Monitoring digital footprints, known as Open-Source Intelligence (OSINT) gathering, is used in fraud investigations. Social media posts, online advertisements, and public commentary can provide evidence of unreported income or undisclosed assets. Photos of a newly purchased luxury item or details of a cash-only business can contradict a low-income tax return.

The IRS tracks transactions involving virtual currency. The agency uses specialized blockchain analysis tools to de-anonymize transactions and trace the flow of cryptocurrency to and from exchanges and individual wallets. This analysis links specific taxable events, such as the sale of cryptocurrency for fiat currency, back to the individual taxpayer.

Information Derived from Whistleblowers and Informants

Specific, hidden information often comes directly from individuals with inside knowledge. The IRS Whistleblower Program incentivizes people to report substantial tax underpayments and violations by offering monetary awards.

An individual seeking an award must file Form 211, Application for Award for Original Information, providing supporting documentation. The program focuses on cases where the tax, penalties, and interest in dispute exceed $2 million. Corporate cases must involve gross income exceeding $4 million.

If the IRS uses the information and collects the resulting revenue, the whistleblower is generally entitled to an award of 15% to 30% of the amounts collected.

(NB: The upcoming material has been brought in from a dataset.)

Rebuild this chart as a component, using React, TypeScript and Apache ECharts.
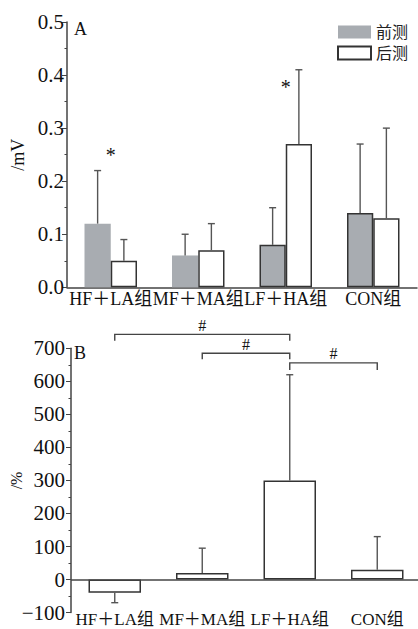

The program helps the IRS penetrate complex schemes involving hidden assets or internal fraud. Information from insiders often includes specific bank account numbers or fraudulent transaction details. This level of detail allows the IRS to bypass preliminary investigation and compel sensitive records directly.

The Whistleblower Office handles submissions, ensuring the confidentiality of the informant while assessing the information’s credibility and value. This intelligence is effective for targeting egregious instances of noncompliance.